**Stated exercise**
Nothing outside the stretch should be returned: give exactly the lines from the line containing "Output the Python" through the line containing "narrow_ends_x = [-3.0, 3.0]", including both.

**Data to process**

━━━━━━━━━━━━━━━━

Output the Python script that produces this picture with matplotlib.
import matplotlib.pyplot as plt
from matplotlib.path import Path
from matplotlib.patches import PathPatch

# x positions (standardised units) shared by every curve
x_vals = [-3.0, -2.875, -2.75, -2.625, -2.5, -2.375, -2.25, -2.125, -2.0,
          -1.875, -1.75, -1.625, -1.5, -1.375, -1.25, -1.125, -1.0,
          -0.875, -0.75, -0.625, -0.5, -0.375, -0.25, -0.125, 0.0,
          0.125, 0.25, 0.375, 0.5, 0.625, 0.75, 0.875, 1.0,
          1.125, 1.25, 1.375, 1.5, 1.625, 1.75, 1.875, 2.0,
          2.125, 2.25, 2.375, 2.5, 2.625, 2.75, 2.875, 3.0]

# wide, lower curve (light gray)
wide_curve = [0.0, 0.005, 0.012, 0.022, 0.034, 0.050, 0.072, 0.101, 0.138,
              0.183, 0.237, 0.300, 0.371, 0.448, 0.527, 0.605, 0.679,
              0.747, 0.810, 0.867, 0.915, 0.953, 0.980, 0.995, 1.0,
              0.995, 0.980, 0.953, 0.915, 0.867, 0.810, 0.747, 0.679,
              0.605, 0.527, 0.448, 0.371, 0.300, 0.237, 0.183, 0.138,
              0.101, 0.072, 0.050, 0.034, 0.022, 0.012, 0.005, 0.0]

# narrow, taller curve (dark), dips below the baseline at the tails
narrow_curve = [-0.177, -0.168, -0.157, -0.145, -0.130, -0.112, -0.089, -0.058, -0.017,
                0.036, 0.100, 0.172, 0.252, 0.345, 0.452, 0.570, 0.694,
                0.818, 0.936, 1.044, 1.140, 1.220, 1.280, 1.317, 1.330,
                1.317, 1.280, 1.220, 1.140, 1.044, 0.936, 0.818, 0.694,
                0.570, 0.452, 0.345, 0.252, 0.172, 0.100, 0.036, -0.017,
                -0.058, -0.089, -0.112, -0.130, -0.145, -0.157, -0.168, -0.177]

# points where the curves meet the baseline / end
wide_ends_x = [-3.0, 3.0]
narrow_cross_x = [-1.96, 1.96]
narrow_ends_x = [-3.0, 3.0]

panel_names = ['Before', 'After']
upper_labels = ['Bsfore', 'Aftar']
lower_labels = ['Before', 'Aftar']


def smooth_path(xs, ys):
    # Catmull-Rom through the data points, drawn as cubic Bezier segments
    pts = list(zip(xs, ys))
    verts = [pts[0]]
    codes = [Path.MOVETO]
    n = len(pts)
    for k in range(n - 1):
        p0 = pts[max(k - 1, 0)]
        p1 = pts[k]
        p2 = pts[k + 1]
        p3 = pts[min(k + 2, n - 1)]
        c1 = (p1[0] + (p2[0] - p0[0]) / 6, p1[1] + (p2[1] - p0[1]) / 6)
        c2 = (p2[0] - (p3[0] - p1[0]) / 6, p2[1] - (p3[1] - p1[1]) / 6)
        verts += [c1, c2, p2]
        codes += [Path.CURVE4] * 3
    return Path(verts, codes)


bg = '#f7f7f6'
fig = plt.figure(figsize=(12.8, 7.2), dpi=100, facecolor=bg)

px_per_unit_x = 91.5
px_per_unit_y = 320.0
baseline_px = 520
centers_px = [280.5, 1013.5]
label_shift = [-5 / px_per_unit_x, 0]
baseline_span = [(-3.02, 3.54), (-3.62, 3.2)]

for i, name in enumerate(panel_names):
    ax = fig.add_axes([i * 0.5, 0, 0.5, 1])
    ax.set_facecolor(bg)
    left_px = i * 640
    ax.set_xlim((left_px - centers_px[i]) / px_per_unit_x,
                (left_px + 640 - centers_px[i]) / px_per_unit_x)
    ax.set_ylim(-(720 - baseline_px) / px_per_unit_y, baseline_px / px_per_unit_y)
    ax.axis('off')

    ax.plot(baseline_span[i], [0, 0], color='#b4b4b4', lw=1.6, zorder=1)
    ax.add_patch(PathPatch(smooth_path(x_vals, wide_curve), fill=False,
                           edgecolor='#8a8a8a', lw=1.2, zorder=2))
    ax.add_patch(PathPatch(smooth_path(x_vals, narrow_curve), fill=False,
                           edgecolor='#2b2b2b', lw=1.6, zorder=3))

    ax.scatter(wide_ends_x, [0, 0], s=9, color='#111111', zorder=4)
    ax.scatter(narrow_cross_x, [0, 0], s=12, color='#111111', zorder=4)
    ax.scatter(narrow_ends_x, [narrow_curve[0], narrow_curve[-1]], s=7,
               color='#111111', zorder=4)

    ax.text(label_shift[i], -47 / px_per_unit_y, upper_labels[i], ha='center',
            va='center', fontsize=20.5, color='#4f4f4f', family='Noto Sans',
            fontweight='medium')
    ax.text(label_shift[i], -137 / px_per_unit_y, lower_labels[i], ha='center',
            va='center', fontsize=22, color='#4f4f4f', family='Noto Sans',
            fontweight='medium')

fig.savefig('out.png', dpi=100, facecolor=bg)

━━━━━━━━━━━━━━━━

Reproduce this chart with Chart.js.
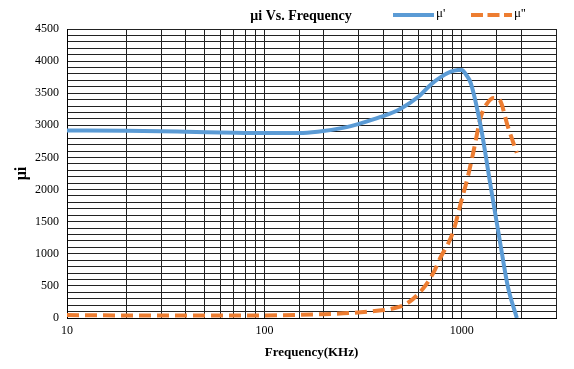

━━━━━━━━━━━━━━━━

**Response to this exercise**
Output the Python script that produces this picture with matplotlib.
import matplotlib.pyplot as plt
from matplotlib.path import Path
from matplotlib.patches import PathPatch

# x positions (standardised units) shared by every curve
x_vals = [-3.0, -2.875, -2.75, -2.625, -2.5, -2.375, -2.25, -2.125, -2.0,
          -1.875, -1.75, -1.625, -1.5, -1.375, -1.25, -1.125, -1.0,
          -0.875, -0.75, -0.625, -0.5, -0.375, -0.25, -0.125, 0.0,
          0.125, 0.25, 0.375, 0.5, 0.625, 0.75, 0.875, 1.0,
          1.125, 1.25, 1.375, 1.5, 1.625, 1.75, 1.875, 2.0,
          2.125, 2.25, 2.375, 2.5, 2.625, 2.75, 2.875, 3.0]

# wide, lower curve (light gray)
wide_curve = [0.0, 0.005, 0.012, 0.022, 0.034, 0.050, 0.072, 0.101, 0.138,
              0.183, 0.237, 0.300, 0.371, 0.448, 0.527, 0.605, 0.679,
              0.747, 0.810, 0.867, 0.915, 0.953, 0.980, 0.995, 1.0,
              0.995, 0.980, 0.953, 0.915, 0.867, 0.810, 0.747, 0.679,
              0.605, 0.527, 0.448, 0.371, 0.300, 0.237, 0.183, 0.138,
              0.101, 0.072, 0.050, 0.034, 0.022, 0.012, 0.005, 0.0]

# narrow, taller curve (dark), dips below the baseline at the tails
narrow_curve = [-0.177, -0.168, -0.157, -0.145, -0.130, -0.112, -0.089, -0.058, -0.017,
                0.036, 0.100, 0.172, 0.252, 0.345, 0.452, 0.570, 0.694,
                0.818, 0.936, 1.044, 1.140, 1.220, 1.280, 1.317, 1.330,
                1.317, 1.280, 1.220, 1.140, 1.044, 0.936, 0.818, 0.694,
                0.570, 0.452, 0.345, 0.252, 0.172, 0.100, 0.036, -0.017,
                -0.058, -0.089, -0.112, -0.130, -0.145, -0.157, -0.168, -0.177]

# points where the curves meet the baseline / end
wide_ends_x = [-3.0, 3.0]
narrow_cross_x = [-1.96, 1.96]
narrow_ends_x = [-3.0, 3.0]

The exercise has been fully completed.